What this task involves:
Return exactly, and only, the lines from the one holding "Clone this chart in matplotlib." through the one holding "plt.rcParams['font.family'] = ['Liberation", both included; the pictures stay out.
** START Dataset rows **
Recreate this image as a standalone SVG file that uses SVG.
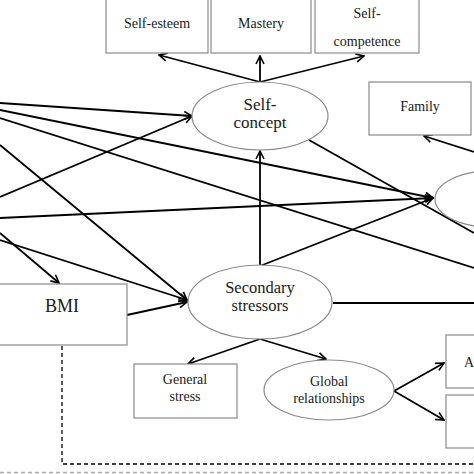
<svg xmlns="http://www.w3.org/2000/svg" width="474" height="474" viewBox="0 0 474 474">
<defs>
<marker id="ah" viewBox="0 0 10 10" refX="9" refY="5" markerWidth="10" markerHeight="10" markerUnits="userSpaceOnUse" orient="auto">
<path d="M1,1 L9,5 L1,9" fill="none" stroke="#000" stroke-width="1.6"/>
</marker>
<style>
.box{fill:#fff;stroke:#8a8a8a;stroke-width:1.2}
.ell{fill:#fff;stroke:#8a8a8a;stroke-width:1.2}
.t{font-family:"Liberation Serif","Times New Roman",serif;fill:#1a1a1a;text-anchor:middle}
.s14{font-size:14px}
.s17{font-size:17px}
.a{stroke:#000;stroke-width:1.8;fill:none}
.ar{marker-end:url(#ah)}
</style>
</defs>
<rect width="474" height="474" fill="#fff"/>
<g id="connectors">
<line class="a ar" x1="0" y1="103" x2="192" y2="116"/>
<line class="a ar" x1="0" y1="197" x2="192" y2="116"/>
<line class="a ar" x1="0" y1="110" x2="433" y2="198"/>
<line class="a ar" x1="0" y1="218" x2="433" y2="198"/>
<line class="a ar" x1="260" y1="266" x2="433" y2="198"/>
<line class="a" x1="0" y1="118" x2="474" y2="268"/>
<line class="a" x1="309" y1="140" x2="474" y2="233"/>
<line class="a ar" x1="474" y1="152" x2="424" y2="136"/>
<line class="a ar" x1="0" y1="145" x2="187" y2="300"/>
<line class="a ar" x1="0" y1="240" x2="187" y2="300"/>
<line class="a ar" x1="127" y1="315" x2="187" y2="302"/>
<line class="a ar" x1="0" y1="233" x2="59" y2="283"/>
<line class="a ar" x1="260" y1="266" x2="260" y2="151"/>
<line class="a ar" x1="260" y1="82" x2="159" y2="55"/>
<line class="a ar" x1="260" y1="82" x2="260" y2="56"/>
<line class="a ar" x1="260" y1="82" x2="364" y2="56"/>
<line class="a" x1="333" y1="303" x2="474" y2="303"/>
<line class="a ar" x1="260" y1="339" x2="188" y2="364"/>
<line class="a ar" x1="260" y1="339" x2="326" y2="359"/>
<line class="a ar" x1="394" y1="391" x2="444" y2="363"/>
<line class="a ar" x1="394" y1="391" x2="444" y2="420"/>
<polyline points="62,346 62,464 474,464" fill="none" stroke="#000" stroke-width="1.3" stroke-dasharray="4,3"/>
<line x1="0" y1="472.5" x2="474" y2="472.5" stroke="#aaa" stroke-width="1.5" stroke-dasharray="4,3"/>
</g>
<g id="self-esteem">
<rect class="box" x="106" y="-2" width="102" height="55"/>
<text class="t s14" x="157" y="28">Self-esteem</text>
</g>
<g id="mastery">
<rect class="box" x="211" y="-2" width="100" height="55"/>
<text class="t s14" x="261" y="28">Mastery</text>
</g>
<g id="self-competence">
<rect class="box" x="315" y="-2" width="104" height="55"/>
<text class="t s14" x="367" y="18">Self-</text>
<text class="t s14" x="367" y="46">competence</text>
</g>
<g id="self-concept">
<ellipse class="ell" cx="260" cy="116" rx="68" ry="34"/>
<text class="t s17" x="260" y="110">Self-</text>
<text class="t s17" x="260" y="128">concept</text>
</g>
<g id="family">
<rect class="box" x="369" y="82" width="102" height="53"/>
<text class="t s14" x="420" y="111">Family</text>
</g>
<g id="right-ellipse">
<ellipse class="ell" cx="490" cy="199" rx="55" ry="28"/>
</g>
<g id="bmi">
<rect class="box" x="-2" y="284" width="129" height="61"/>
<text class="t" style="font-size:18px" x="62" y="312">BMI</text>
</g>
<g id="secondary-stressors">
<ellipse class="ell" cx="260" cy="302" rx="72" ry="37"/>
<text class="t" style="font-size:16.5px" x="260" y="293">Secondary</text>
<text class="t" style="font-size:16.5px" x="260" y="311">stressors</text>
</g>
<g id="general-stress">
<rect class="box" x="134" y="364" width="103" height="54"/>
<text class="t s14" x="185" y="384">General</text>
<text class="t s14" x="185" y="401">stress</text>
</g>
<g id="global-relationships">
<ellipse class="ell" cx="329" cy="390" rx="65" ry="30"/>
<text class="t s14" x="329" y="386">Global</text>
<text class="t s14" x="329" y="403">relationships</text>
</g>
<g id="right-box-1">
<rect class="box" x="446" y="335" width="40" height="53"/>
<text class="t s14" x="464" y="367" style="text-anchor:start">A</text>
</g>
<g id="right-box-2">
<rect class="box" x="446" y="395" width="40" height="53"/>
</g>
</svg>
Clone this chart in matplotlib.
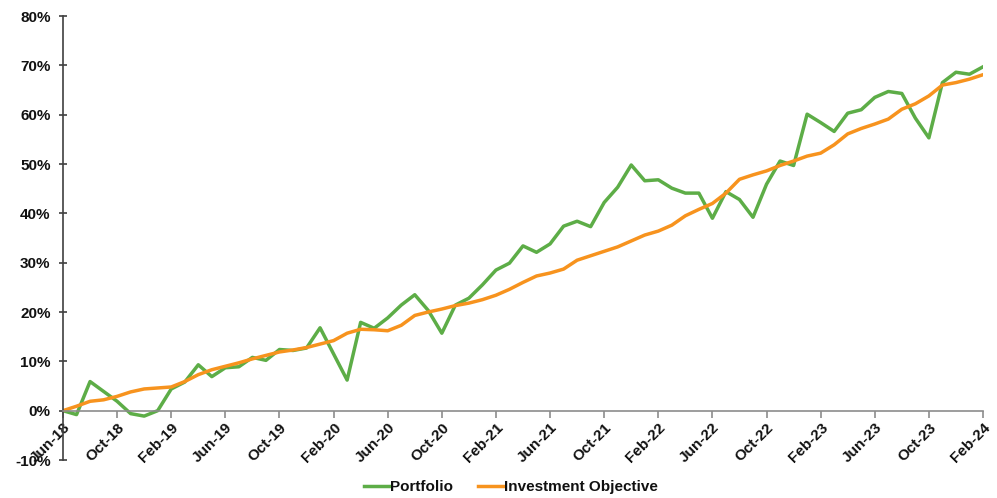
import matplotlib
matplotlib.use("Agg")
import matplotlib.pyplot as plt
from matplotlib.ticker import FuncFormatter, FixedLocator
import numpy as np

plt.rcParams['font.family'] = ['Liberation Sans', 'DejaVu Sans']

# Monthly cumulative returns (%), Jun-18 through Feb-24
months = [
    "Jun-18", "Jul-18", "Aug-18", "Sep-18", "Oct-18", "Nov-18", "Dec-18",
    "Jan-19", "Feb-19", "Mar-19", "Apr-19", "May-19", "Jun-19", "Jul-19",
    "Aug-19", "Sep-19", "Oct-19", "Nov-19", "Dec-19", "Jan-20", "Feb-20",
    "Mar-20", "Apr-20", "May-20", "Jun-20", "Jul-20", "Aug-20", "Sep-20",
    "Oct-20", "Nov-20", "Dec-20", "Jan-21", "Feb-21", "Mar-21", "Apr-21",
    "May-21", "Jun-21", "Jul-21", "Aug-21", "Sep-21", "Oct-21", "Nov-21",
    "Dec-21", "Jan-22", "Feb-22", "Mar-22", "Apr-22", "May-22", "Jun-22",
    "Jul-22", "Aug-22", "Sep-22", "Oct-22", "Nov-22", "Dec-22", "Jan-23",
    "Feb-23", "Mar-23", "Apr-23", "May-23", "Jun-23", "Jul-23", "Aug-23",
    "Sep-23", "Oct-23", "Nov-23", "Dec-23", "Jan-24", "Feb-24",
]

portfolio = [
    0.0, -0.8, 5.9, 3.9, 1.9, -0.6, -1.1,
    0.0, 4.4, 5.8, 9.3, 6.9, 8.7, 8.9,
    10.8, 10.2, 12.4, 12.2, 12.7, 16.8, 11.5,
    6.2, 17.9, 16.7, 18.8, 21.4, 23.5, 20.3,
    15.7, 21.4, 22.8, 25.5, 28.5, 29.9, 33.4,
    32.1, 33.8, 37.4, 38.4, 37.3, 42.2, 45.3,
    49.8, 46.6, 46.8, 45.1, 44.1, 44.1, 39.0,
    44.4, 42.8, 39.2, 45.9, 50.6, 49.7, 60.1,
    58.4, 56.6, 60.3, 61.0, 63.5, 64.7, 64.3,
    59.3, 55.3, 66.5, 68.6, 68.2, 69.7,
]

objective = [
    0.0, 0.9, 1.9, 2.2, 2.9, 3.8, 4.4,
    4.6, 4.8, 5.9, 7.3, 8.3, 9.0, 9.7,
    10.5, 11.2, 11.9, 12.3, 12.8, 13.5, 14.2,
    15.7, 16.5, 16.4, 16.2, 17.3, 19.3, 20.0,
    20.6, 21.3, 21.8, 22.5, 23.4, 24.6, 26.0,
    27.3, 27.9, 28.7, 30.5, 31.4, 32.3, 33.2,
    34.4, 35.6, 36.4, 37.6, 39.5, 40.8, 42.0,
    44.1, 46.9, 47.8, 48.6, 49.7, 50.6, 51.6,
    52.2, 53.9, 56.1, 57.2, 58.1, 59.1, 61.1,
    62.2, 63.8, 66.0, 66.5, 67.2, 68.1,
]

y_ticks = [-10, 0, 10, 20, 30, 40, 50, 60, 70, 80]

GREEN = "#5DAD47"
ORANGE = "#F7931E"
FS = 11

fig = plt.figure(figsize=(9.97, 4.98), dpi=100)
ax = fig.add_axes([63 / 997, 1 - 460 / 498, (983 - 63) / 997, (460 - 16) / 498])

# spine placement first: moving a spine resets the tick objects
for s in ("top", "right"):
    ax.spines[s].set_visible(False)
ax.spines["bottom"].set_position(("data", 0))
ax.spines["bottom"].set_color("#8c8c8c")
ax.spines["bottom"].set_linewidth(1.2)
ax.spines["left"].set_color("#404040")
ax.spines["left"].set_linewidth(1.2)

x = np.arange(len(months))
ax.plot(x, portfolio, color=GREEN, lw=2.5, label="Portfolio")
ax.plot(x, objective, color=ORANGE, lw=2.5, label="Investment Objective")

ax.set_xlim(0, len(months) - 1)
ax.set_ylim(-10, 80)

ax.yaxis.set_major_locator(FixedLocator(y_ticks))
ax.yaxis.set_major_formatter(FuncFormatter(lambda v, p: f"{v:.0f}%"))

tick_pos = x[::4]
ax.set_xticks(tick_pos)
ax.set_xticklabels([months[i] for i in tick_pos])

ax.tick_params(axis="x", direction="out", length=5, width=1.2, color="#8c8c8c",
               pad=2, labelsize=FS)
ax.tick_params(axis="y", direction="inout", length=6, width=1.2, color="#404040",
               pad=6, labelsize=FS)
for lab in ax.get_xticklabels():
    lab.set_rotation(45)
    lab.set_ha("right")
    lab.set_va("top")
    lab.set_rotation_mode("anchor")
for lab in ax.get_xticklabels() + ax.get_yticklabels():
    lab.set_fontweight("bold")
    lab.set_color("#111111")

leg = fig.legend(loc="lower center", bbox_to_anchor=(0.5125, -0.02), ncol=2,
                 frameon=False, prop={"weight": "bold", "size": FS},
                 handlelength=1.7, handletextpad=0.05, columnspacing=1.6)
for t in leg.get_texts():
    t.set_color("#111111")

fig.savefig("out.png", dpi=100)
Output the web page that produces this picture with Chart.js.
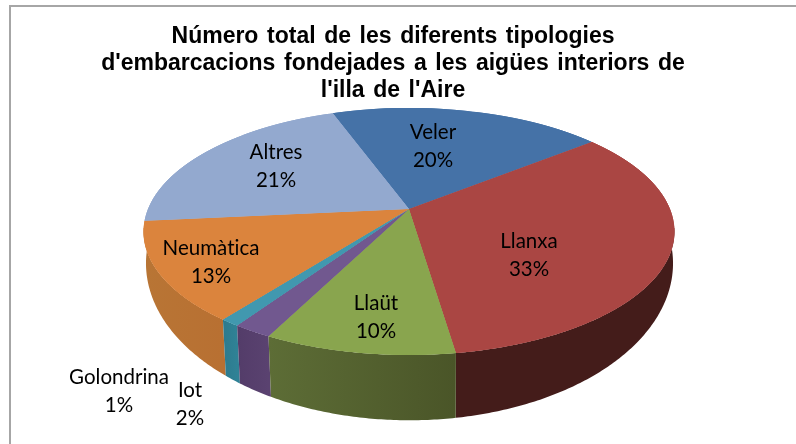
** END Dataset rows **
Written response:
Clone this chart in matplotlib.
import matplotlib
matplotlib.use("Agg")
import matplotlib.pyplot as plt
from matplotlib.ticker import FuncFormatter, FixedLocator
import numpy as np

plt.rcParams['font.family'] = ['Liberation Sans', 'DejaVu Sans']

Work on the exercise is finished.